Description of the task =>
List every line below containing "with".

Supplied data =>
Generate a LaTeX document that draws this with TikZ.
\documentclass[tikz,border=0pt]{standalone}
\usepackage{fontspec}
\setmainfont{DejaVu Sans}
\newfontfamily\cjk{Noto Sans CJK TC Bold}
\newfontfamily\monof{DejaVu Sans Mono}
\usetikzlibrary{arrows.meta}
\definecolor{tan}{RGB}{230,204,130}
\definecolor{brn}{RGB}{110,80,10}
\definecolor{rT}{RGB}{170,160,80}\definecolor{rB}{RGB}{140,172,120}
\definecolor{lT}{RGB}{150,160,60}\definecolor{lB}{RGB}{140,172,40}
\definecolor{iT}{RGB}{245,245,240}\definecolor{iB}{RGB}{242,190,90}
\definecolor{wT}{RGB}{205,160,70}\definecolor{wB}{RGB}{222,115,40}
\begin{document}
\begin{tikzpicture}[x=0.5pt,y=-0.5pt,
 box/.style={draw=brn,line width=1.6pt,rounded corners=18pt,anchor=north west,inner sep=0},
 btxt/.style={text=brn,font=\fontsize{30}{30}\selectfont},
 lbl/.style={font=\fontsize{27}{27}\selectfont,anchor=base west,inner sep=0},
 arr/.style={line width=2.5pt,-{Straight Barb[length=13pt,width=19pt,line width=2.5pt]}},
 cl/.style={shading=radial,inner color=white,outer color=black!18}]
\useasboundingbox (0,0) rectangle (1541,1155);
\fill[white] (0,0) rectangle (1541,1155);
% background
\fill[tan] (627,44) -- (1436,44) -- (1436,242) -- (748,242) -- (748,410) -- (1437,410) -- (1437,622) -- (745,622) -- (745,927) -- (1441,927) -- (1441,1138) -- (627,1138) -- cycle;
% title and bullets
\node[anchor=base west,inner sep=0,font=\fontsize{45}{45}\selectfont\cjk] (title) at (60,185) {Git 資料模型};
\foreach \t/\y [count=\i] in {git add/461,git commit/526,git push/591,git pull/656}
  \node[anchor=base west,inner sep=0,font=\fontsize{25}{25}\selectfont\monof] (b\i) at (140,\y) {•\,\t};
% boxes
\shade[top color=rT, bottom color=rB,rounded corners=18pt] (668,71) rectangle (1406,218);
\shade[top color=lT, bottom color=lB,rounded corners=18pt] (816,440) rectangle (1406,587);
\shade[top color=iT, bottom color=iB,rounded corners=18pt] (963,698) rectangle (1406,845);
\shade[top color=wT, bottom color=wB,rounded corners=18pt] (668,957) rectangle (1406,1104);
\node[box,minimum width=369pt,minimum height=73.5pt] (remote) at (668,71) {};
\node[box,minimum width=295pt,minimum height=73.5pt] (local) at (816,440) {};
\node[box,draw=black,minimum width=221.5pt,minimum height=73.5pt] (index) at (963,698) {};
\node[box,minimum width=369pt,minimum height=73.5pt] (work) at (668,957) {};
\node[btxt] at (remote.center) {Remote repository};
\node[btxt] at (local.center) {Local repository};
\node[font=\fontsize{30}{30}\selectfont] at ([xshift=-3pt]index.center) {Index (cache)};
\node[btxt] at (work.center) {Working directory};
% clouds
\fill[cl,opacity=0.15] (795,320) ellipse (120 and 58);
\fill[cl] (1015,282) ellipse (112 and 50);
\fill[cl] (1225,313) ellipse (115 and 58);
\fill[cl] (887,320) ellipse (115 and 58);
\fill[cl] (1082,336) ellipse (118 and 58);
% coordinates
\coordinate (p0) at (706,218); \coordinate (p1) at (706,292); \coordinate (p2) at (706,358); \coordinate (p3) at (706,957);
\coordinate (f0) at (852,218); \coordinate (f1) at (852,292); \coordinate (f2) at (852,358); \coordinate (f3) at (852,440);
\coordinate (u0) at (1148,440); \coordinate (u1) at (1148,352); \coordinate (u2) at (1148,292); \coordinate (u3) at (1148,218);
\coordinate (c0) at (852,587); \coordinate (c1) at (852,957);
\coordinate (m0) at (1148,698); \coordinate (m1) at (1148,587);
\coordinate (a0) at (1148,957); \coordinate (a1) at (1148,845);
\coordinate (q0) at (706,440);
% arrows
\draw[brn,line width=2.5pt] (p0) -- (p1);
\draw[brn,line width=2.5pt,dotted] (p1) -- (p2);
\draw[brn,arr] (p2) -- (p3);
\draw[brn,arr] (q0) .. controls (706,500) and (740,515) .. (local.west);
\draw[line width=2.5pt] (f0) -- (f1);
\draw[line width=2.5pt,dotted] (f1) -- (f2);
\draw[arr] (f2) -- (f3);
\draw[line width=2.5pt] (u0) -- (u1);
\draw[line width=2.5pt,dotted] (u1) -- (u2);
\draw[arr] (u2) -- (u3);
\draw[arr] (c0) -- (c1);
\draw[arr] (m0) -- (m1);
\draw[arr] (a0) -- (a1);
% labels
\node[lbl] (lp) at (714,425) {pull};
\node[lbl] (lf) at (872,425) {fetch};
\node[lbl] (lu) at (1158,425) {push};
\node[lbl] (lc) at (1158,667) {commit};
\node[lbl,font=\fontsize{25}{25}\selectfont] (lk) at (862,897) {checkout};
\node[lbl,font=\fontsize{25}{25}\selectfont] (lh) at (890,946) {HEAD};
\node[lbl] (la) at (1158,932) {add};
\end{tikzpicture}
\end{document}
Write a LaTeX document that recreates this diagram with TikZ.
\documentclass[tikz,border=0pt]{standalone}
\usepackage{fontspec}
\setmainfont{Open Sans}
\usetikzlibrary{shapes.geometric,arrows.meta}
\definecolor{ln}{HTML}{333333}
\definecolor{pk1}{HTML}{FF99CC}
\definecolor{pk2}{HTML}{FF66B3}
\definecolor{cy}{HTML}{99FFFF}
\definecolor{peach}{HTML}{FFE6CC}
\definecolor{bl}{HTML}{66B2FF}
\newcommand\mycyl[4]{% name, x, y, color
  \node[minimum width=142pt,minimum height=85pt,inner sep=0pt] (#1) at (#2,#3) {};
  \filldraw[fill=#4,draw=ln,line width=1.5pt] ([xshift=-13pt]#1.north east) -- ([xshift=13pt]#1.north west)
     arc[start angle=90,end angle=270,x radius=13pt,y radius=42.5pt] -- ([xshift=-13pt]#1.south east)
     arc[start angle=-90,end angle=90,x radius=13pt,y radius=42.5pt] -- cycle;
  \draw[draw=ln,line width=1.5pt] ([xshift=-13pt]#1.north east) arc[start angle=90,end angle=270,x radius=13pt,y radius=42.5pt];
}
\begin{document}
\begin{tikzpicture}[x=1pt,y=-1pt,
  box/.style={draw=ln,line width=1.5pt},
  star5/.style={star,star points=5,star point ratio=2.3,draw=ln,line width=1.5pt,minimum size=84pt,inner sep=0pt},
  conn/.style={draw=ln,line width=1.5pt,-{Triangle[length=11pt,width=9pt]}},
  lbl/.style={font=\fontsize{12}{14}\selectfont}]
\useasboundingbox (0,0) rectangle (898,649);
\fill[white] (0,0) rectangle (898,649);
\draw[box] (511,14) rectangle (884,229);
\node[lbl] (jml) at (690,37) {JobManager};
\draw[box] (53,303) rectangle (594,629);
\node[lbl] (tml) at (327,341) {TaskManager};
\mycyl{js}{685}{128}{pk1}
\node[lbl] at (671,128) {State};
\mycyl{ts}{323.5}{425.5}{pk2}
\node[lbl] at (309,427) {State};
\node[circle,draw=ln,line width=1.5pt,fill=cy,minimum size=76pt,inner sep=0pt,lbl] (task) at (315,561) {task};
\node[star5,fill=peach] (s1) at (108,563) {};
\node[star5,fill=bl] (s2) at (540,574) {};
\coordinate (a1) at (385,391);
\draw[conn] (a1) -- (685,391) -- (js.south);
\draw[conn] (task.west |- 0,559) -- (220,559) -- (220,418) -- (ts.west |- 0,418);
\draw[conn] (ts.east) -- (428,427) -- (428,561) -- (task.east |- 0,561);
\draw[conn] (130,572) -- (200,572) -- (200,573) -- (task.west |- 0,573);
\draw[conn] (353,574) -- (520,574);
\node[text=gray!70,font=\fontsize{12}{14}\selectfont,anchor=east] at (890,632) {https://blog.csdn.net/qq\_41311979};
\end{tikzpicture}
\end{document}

Correct output =>
Generate a LaTeX document that draws this with TikZ.
Write a LaTeX document that recreates this diagram with TikZ.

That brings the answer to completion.